### What to work on
Everything from the opening line of the records below through the line with "import plotly.graph_objects as go" must be duplicated exactly, pictures left out.

### Provided records

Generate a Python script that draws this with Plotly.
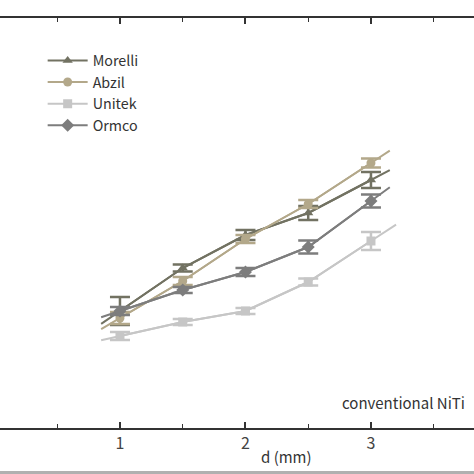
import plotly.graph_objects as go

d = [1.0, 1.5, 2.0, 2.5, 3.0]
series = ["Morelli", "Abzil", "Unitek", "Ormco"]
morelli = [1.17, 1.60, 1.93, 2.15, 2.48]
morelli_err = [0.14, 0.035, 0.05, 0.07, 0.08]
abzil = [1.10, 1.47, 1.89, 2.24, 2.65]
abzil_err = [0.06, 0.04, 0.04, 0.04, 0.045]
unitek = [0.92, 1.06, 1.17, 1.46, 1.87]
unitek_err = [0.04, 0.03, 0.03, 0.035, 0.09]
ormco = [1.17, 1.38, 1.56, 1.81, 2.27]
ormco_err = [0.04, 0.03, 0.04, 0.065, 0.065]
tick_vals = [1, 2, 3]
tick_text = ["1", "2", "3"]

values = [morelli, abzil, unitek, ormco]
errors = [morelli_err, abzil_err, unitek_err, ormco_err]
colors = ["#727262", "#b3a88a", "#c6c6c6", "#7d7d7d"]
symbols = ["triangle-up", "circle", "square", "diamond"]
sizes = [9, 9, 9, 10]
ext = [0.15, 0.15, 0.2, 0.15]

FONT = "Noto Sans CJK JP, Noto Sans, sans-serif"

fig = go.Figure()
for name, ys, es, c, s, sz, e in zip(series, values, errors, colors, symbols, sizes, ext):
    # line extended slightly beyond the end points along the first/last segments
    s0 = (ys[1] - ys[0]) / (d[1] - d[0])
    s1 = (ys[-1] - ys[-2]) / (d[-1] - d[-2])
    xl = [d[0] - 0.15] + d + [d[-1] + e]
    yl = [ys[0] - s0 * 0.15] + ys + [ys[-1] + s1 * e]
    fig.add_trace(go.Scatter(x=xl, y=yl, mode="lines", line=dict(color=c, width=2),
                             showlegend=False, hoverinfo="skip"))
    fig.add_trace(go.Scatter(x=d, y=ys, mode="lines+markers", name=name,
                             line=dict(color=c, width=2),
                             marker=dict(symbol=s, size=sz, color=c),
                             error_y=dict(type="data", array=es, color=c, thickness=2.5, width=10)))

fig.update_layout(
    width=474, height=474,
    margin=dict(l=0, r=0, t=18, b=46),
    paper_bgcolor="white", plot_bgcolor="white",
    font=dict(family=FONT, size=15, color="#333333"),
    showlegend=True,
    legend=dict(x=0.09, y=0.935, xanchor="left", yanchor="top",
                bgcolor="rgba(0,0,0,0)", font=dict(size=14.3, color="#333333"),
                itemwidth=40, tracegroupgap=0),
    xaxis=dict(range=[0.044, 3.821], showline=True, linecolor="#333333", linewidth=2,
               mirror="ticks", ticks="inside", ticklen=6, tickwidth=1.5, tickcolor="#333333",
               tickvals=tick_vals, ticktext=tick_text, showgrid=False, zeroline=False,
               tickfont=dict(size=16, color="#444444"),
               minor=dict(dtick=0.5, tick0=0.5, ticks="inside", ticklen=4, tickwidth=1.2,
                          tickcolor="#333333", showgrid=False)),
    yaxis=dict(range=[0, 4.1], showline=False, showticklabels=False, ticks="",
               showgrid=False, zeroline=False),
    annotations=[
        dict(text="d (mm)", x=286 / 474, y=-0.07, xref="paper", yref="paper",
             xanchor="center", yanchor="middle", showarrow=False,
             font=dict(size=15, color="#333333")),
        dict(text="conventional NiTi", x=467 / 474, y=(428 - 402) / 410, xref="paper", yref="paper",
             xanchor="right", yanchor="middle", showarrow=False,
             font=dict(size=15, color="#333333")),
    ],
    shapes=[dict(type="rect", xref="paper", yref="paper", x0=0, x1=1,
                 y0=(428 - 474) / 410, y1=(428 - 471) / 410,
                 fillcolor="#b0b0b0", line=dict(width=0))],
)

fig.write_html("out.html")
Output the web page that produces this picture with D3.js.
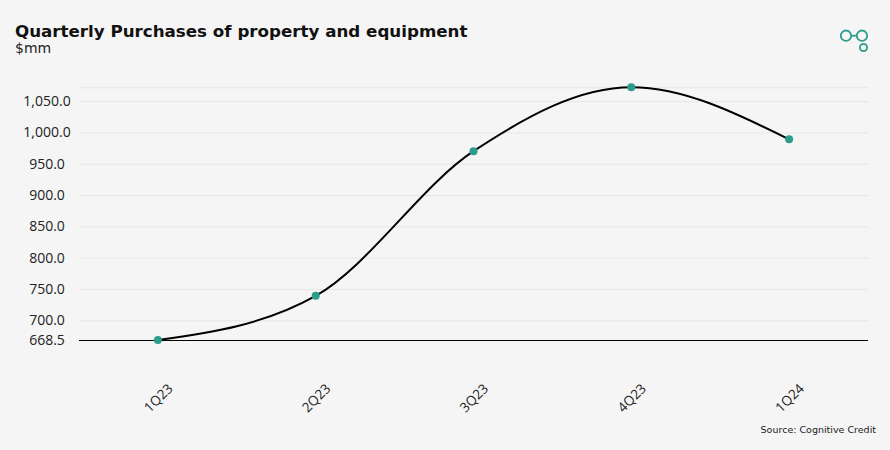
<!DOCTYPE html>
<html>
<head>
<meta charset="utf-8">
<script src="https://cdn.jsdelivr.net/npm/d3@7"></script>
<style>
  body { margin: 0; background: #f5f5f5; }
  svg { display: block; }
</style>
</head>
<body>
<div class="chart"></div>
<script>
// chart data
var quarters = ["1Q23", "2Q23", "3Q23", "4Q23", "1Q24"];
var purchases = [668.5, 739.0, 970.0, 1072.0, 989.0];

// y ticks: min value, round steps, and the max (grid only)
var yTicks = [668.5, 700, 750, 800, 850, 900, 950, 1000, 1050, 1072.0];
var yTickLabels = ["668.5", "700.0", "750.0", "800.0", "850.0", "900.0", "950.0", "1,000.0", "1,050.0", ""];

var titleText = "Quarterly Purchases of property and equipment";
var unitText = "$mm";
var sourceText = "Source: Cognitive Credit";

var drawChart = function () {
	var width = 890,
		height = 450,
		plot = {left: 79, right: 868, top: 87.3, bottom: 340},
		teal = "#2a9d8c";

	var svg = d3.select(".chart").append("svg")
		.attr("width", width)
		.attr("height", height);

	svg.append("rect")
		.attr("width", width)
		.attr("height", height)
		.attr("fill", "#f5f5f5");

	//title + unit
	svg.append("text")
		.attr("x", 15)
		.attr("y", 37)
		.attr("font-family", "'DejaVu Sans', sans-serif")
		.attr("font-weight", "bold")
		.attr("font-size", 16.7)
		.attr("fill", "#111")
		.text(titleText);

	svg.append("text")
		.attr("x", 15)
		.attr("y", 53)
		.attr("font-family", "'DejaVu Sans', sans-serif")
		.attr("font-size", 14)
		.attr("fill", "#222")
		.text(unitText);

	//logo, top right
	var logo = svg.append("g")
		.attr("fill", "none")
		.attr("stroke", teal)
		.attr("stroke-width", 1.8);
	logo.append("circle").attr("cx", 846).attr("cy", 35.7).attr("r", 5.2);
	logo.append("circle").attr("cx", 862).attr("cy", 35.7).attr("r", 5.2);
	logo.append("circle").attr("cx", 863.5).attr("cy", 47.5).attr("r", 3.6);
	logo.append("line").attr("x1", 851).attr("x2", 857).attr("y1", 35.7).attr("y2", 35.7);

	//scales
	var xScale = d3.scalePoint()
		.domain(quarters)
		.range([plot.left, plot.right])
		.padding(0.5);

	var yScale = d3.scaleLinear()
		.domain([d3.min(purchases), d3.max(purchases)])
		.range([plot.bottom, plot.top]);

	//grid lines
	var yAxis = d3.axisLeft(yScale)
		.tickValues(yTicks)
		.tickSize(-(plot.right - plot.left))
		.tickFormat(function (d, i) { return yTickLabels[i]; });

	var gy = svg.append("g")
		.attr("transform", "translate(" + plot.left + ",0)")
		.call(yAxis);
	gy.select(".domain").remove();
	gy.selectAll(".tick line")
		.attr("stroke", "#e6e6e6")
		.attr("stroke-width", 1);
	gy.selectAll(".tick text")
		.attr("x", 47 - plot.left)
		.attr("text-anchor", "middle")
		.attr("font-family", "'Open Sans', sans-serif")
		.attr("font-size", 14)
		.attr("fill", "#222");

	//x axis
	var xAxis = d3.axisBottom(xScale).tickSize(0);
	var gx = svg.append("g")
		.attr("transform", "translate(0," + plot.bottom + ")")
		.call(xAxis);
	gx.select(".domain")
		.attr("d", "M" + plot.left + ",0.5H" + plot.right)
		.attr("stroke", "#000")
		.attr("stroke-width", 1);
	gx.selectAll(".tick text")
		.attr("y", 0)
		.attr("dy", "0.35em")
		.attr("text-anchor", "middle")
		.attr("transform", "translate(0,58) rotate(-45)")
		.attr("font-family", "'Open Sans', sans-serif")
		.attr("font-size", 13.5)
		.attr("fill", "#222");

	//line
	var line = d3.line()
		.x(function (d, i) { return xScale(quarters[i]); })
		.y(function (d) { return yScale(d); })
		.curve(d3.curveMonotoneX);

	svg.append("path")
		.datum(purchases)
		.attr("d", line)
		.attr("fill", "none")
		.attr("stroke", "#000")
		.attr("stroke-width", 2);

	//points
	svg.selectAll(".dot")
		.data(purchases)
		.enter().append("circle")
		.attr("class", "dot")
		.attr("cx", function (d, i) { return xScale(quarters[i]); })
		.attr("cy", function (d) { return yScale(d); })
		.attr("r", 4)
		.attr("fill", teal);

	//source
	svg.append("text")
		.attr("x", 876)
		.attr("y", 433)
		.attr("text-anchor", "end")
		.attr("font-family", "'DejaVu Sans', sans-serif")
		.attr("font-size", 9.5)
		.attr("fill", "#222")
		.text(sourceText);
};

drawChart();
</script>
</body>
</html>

### Exercise answer
Generate a Python script that draws this with Plotly.
import plotly.graph_objects as go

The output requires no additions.